Proportionality of Sanctions
The District Court assessed the sanctions imposed by the Bankruptcy Court as excessive in relation to the conduct of OUST and St. Angelo. The Court noted that the primary actions constituting a basis for sanctions were the objections raised during the Rule 2004 examination, which were legitimate under the circumstances. It emphasized that while the Bankruptcy Court had the authority to impose sanctions, such measures should be proportional to the misconduct and should not deny access to justice. Dismissal of OUST's removal motion was seen as a drastic response that effectively barred any judicial consideration of the merits of serious allegations against the Case Trustee, which was inappropriate. The Court indicated that lesser sanctions, such as compelling OUST to provide answers to specific questions, would have been more suitable and would have allowed for meaningful adjudication of the issues.

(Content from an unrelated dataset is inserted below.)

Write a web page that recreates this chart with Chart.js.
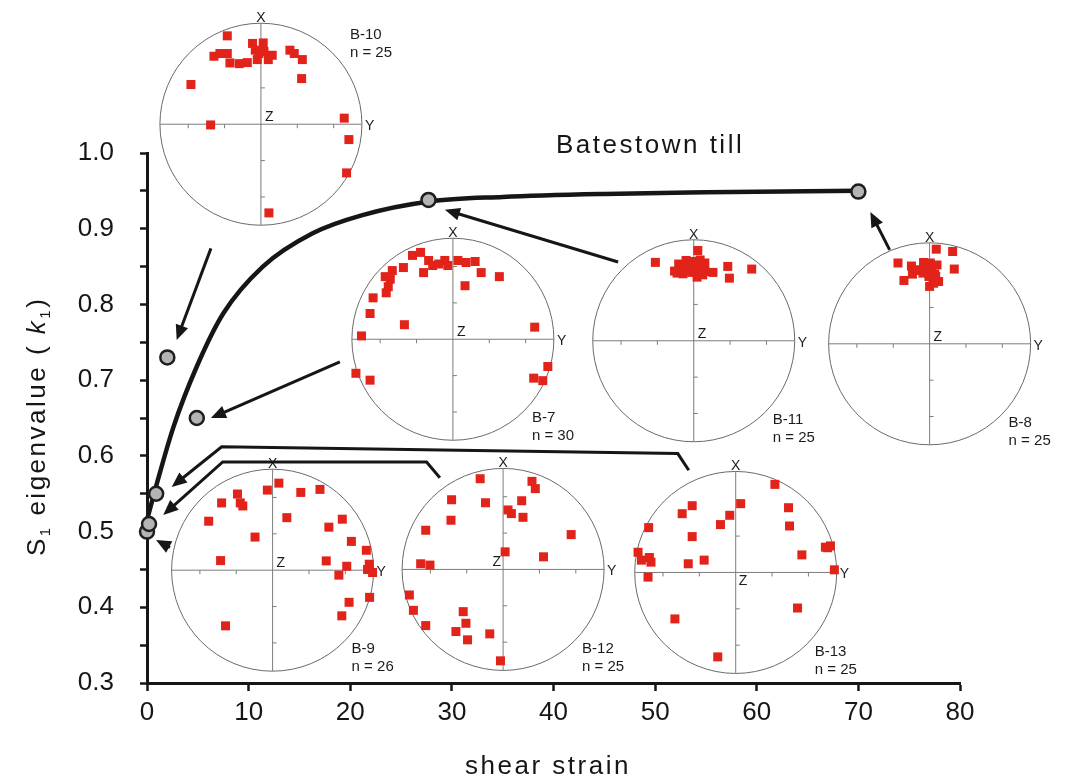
<!DOCTYPE html>
<html>
<head>
<meta charset="utf-8">
<title>Batestown till – S1 eigenvalue vs shear strain</title>
<script src="https://cdn.jsdelivr.net/npm/chart.js@4.4.1/dist/chart.umd.min.js"></script>
<style>
  html, body { margin: 0; padding: 0; background: #fff; }
  #chart { display: block; }
</style>
</head>
<body>
<canvas id="chart" width="1065" height="782"></canvas>
<script>
// Measured fabric strengths
const sampleStrain = [0, 0.2, 0.9, 2, 4.9, 27.7, 70];
const sampleK1 = [0.50, 0.51, 0.55, 0.73, 0.65, 0.938, 0.949];

// Fitted trend through the samples
const fitStrain = [0, 0.9, 2.6, 4.9, 7.5, 11.4, 16.3, 21.2, 27.8, 35, 45, 55, 70];
const fitK1 = [0.515, 0.56, 0.638, 0.718, 0.788, 0.85, 0.894, 0.918, 0.936, 0.942, 0.946, 0.948, 0.95];

const xTickStep = 10;
const yTickStep = 0.05;

// Pole positions on each stereonet, in unit-circle coordinates [Y, X]
const polesB10 = [
  [-0.333, 0.875], [-0.465, 0.673], [-0.406, 0.70], [-0.333, 0.70], [-0.307, 0.607],
  [-0.215, 0.60], [-0.135, 0.61], [-0.083, 0.80], [0.023, 0.805], [-0.056, 0.733],
  [-0.036, 0.64], [0.073, 0.64], [0.112, 0.683], [0.287, 0.733], [0.33, 0.70],
  [0.41, 0.64], [0.403, 0.452], [-0.693, 0.393], [-0.498, -0.007], [0.825, 0.06],
  [0.871, -0.152], [0.848, -0.482], [0.079, -0.878], [-0.02, 0.70], [0.03, 0.72]
];
const polesB7 = [
  [-0.40, 0.83], [-0.32, 0.86], [-0.24, 0.78], [-0.20, 0.73], [-0.14, 0.745],
  [-0.08, 0.78], [-0.05, 0.73], [0.05, 0.78], [0.13, 0.76], [0.22, 0.77],
  [0.28, 0.66], [0.46, 0.62], [0.12, 0.53], [-0.29, 0.66], [-0.49, 0.71],
  [-0.60, 0.68], [-0.67, 0.62], [-0.62, 0.595], [-0.64, 0.52], [-0.66, 0.46],
  [-0.79, 0.41], [-0.82, 0.255], [-0.48, 0.144], [-0.905, 0.033], [-0.96, -0.337],
  [-0.82, -0.405], [0.81, 0.12], [0.94, -0.27], [0.80, -0.385], [0.89, -0.41]
];
const polesB11 = [
  [0.04, 0.894], [-0.38, 0.776], [0.574, 0.71], [0.337, 0.736], [0.353, 0.62],
  [-0.149, 0.76], [-0.076, 0.795], [-0.116, 0.736], [-0.19, 0.69], [-0.106, 0.663],
  [-0.05, 0.70], [0.007, 0.785], [0.063, 0.80], [0.11, 0.77], [0.04, 0.70],
  [0.11, 0.686], [0.19, 0.677], [0.033, 0.63], [0.089, 0.653], [-0.02, 0.677],
  [-0.06, 0.736], [-0.165, 0.67], [0.073, 0.72], [0, 0.736], [-0.09, 0.70]
];
const polesB8 = [
  [0.066, 0.937], [0.228, 0.914], [-0.313, 0.80], [-0.18, 0.77], [-0.06, 0.805],
  [0.007, 0.80], [0.073, 0.78], [0.244, 0.74], [-0.17, 0.69], [-0.092, 0.726],
  [-0.017, 0.706], [0.05, 0.69], [-0.254, 0.627], [0.033, 0.634], [0.089, 0.617],
  [0, 0.568], [0.05, 0.64], [0.017, 0.733], [-0.033, 0.75], [0.06, 0.667],
  [0.026, 0.683], [-0.007, 0.667], [0.04, 0.60], [-0.13, 0.733], [-0.066, 0.70]
];
const polesB9 = [
  [0.062, 0.862], [-0.052, 0.793], [0.279, 0.77], [0.469, 0.80], [-0.348, 0.754],
  [-0.505, 0.666], [-0.32, 0.666], [-0.295, 0.636], [-0.633, 0.485], [0.141, 0.52],
  [0.69, 0.505], [0.557, 0.426], [-0.174, 0.328], [0.78, 0.285], [0.928, 0.197],
  [-0.515, 0.095], [0.531, 0.092], [0.734, 0.039], [0.957, 0.059], [0.94, 0.007],
  [0.99, -0.023], [0.656, -0.049], [0.96, -0.269], [0.757, -0.318], [0.685, -0.452],
  [-0.466, -0.551]
];
const polesB12 = [
  [-0.227, 0.898], [0.286, 0.872], [0.319, 0.80], [-0.51, 0.69], [-0.174, 0.66],
  [0.184, 0.68], [0.049, 0.589], [0.082, 0.553], [0.197, 0.516], [-0.516, 0.487],
  [-0.766, 0.388], [0.674, 0.345], [0.02, 0.174], [0.40, 0.125], [-0.816, 0.056],
  [-0.724, 0.043], [-0.928, -0.253], [-0.888, -0.405], [-0.395, -0.418], [-0.766, -0.556],
  [-0.368, -0.533], [-0.467, -0.615], [-0.352, -0.697], [-0.132, -0.638], [-0.026, -0.905]
];
const polesB13 = [
  [0.388, 0.872], [0.049, 0.681], [-0.431, 0.661], [-0.53, 0.582], [0.523, 0.641],
  [-0.059, 0.566], [-0.151, 0.474], [0.533, 0.46], [-0.862, 0.444], [-0.431, 0.355],
  [0.888, 0.25], [0.938, 0.263], [0.655, 0.174], [-0.967, 0.20], [-0.934, 0.122],
  [-0.855, 0.148], [-0.839, 0.102], [-0.3125, 0.122], [-0.47, 0.086], [0.977, 0.026],
  [-0.868, -0.046], [0.612, -0.352], [-0.602, -0.46], [-0.178, -0.836], [0.91, 0.245]
];

// Where each stereonet sits (in strain / k1 units) and the arrow that links it to its sample
const stereonets = [
  { name: 'B-10', poles: polesB10, at: [11.21, 1.038], label: 'top', z: 'ne',
    arrow: [[6.29, 0.874], [2.92, 0.753]] },
  { name: 'B-7', poles: polesB7, at: [30.10, 0.754], label: 'bottom', z: 'ne',
    arrow: [[18.98, 0.724], [6.29, 0.650]] },
  { name: 'B-11', poles: polesB11, at: [53.80, 0.752], label: 'bottom', z: 'ne',
    arrow: [[46.36, 0.856], [29.31, 0.925]] },
  { name: 'B-8', poles: polesB8, at: [77.01, 0.748], label: 'bottom', z: 'ne',
    arrow: [[73.08, 0.872], [71.18, 0.922]] },
  { name: 'B-9', poles: polesB9, at: [12.36, 0.449], label: 'bottom', z: 'ne',
    arrow: [[2.26, 0.479], [0.89, 0.489]] },
  { name: 'B-12', poles: polesB12, at: [35.04, 0.450], label: 'bottom', z: 'nw',
    arrow: [[28.82, 0.571], [27.51, 0.592], [7.45, 0.592], [1.60, 0.522]] },
  { name: 'B-13', poles: polesB13, at: [57.93, 0.446], label: 'bottom', z: 'se',
    arrow: [[53.31, 0.581], [52.23, 0.603], [7.35, 0.612], [2.43, 0.559]] }
];

const FONT = "'Liberation Sans', Arial, Helvetica, sans-serif";
const INK = '#161616';
const NET_RADIUS = 101;

function drawStereonet(ctx, xs, ys, net) {
  const cx = xs.getPixelForValue(net.at[0]);
  const cy = ys.getPixelForValue(net.at[1]);
  const r = NET_RADIUS;

  ctx.save();
  ctx.lineWidth = 1;
  ctx.strokeStyle = '#6a6a6a';
  ctx.beginPath();
  ctx.arc(cx, cy, r, 0, Math.PI * 2);
  ctx.stroke();

  // X-Y cross and its tick marks
  ctx.strokeStyle = '#7c7c7c';
  ctx.beginPath();
  ctx.moveTo(cx - r, cy); ctx.lineTo(cx + r, cy);
  ctx.moveTo(cx, cy - r); ctx.lineTo(cx, cy + r);
  [-0.72, -0.36, 0.36, 0.72].forEach(f => {
    ctx.moveTo(cx + f * r, cy); ctx.lineTo(cx + f * r, cy + 4);
    ctx.moveTo(cx, cy - f * r); ctx.lineTo(cx + 4, cy - f * r);
  });
  ctx.stroke();

  ctx.fillStyle = '#1c1c1c';
  ctx.font = `14px ${FONT}`;
  ctx.textAlign = 'center';
  ctx.textBaseline = 'alphabetic';
  ctx.fillText('X', cx, cy - r - 1);
  ctx.textAlign = 'left';
  ctx.textBaseline = 'middle';
  ctx.fillText('Y', cx + r + 3, cy + 2);

  if (net.z === 'nw') {
    ctx.textAlign = 'right';
    ctx.textBaseline = 'alphabetic';
    ctx.fillText('Z', cx - 2, cy - 3);
  } else if (net.z === 'se') {
    ctx.textAlign = 'left';
    ctx.textBaseline = 'top';
    ctx.fillText('Z', cx + 3, cy + 2);
  } else {
    ctx.textAlign = 'left';
    ctx.textBaseline = 'alphabetic';
    ctx.fillText('Z', cx + 4, cy - 3);
  }

  // sample name and pole count
  ctx.font = `15px ${FONT}`;
  ctx.textAlign = 'left';
  ctx.textBaseline = 'middle';
  const lx = net.label === 'top' ? cx + 89 : cx + 79;
  const ly = net.label === 'top' ? cy - 89 : cy + 79;
  ctx.fillText(net.name, lx, ly);
  ctx.fillText(`n = ${net.poles.length}`, lx, ly + 18);

  // poles
  ctx.fillStyle = '#e2231a';
  net.poles.forEach(([u, v]) => {
    ctx.fillRect(cx + u * r - 4.5, cy - v * r - 4.5, 9, 9);
  });
  ctx.restore();
}

function drawArrow(ctx, xs, ys, path) {
  const pts = path.map(([sx, k]) => [xs.getPixelForValue(sx), ys.getPixelForValue(k)]);
  const [tx, ty] = pts[pts.length - 1];
  const [px, py] = pts[pts.length - 2];
  const ang = Math.atan2(ty - py, tx - px);
  const headLen = 15, headHalf = 6.5;

  ctx.save();
  ctx.strokeStyle = INK;
  ctx.fillStyle = INK;
  ctx.lineWidth = 3;
  ctx.lineJoin = 'miter';
  ctx.beginPath();
  ctx.moveTo(pts[0][0], pts[0][1]);
  for (let i = 1; i < pts.length - 1; i++) ctx.lineTo(pts[i][0], pts[i][1]);
  ctx.lineTo(tx - Math.cos(ang) * (headLen - 2), ty - Math.sin(ang) * (headLen - 2));
  ctx.stroke();

  ctx.beginPath();
  ctx.moveTo(tx, ty);
  ctx.lineTo(tx - Math.cos(ang) * headLen - Math.sin(ang) * headHalf,
             ty - Math.sin(ang) * headLen + Math.cos(ang) * headHalf);
  ctx.lineTo(tx - Math.cos(ang) * headLen + Math.sin(ang) * headHalf,
             ty - Math.sin(ang) * headLen - Math.cos(ang) * headHalf);
  ctx.closePath();
  ctx.fill();
  ctx.restore();
}

// Runs of text with subscripts / italics, drawn along the current x direction
function drawRuns(ctx, runs, spacing) {
  let pos = 0;
  runs.forEach(run => {
    ctx.font = `${run.italic ? 'italic ' : ''}${run.size}px ${FONT}`;
    ctx.letterSpacing = `${spacing}px`;
    ctx.fillText(run.text, pos, run.shift || 0);
    pos += ctx.measureText(run.text).width;
  });
  ctx.letterSpacing = '0px';
}

const stereonetPlugin = {
  id: 'stereonets',
  beforeDatasetsDraw(chart) {
    const { ctx, scales: { x, y } } = chart;
    stereonets.forEach(net => drawStereonet(ctx, x, y, net));
  },
  afterDatasetsDraw(chart) {
    const { ctx, scales: { x, y } } = chart;
    stereonets.forEach(net => drawArrow(ctx, x, y, net.arrow));
  },
  afterDraw(chart) {
    const { ctx } = chart;
    ctx.save();
    ctx.fillStyle = INK;
    ctx.textBaseline = 'alphabetic';
    ctx.textAlign = 'left';

    ctx.font = `26px ${FONT}`;
    ctx.letterSpacing = '2.5px';
    ctx.fillText('Batestown till', 556, 153);

    ctx.textAlign = 'center';
    ctx.fillText('shear strain', 548, 774);
    ctx.letterSpacing = '0px';

    // y axis title, reading upwards
    ctx.textAlign = 'left';
    ctx.translate(45, 556);
    ctx.rotate(-Math.PI / 2);
    drawRuns(ctx, [
      { text: 'S', size: 26 },
      { text: '1', size: 15, shift: 5 },
      { text: ' eigenvalue ( ', size: 26 },
      { text: 'k', size: 26, italic: true },
      { text: '1', size: 15, shift: 5 },
      { text: ')', size: 26 }
    ], 2.5);
    ctx.restore();
  }
};

const tickFont = { family: FONT, size: 26 };

const ctx = document.getElementById('chart').getContext('2d');
new Chart(ctx, {
  type: 'scatter',
  data: {
    datasets: [
      {
        label: 'Samples',
        data: sampleStrain.map((s, i) => ({ x: s, y: sampleK1[i] })),
        pointRadius: 7,
        pointBackgroundColor: '#b4b4b4',
        pointBorderColor: '#1e1e1e',
        pointBorderWidth: 2.5,
        clip: false,
        order: 0
      },
      {
        label: 'Trend',
        data: fitStrain.map((s, i) => ({ x: s, y: fitK1[i] })),
        showLine: true,
        borderColor: INK,
        borderWidth: 4.5,
        pointRadius: 0,
        cubicInterpolationMode: 'monotone',
        fill: false,
        clip: false,
        order: 1
      }
    ]
  },
  options: {
    responsive: false,
    animation: false,
    devicePixelRatio: 1,
    layout: { padding: { top: 153, right: 105, left: 0, bottom: 0 } },
    plugins: {
      legend: { display: false },
      tooltip: { enabled: false }
    },
    scales: {
      x: {
        type: 'linear',
        min: 0,
        max: 80,
        ticks: { stepSize: xTickStep, padding: 6, font: tickFont, color: INK, autoSkip: false },
        grid: { drawOnChartArea: false, drawTicks: true, tickLength: 8, tickWidth: 2.5, tickColor: INK },
        border: { display: true, color: INK, width: 3 },
        afterFit: scale => { scale.height = 99; }
      },
      y: {
        type: 'linear',
        min: 0.3,
        max: 1.0,
        ticks: {
          stepSize: yTickStep,
          padding: 26,
          font: tickFont,
          color: INK,
          autoSkip: false,
          callback: v => (Math.round(v * 100) % 10 === 0 ? v.toFixed(1) : '')
        },
        grid: { drawOnChartArea: false, drawTicks: true, tickLength: 7, tickWidth: 2.5, tickColor: INK },
        border: { display: true, color: INK, width: 3 },
        afterFit: scale => { scale.width = 147; }
      }
    }
  },
  plugins: [stereonetPlugin]
});
</script>
</body>
</html>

This perspective aligned with the principle that sanctions should not only deter future violations but also promote fairness and compliance with court orders.
Conclusion and Remand
The District Court ultimately reversed the Bankruptcy Court's decision to impose sanctions, reinstated OUST's motion to remove the Case Trustee, and directed that all subsequent discovery should proceed according to the Federal Rules of Civil Procedure applicable to contested matters. This ruling reinstated the urgency of addressing the allegations against the Case Trustee while ensuring that the discovery process respected the rights of all parties involved. The Court's decision reinforced the importance of adhering to procedural safeguards in the discovery process, particularly in contexts involving significant disputes and government entities. The District Court also indicated that the Bankruptcy Court could revisit the issue of monetary sanctions in light of its findings, thereby allowing for a more balanced approach to any potential misconduct in future proceedings. The decision underscored the judiciary's commitment to upholding due process and ensuring that all parties are given a fair opportunity to present their case.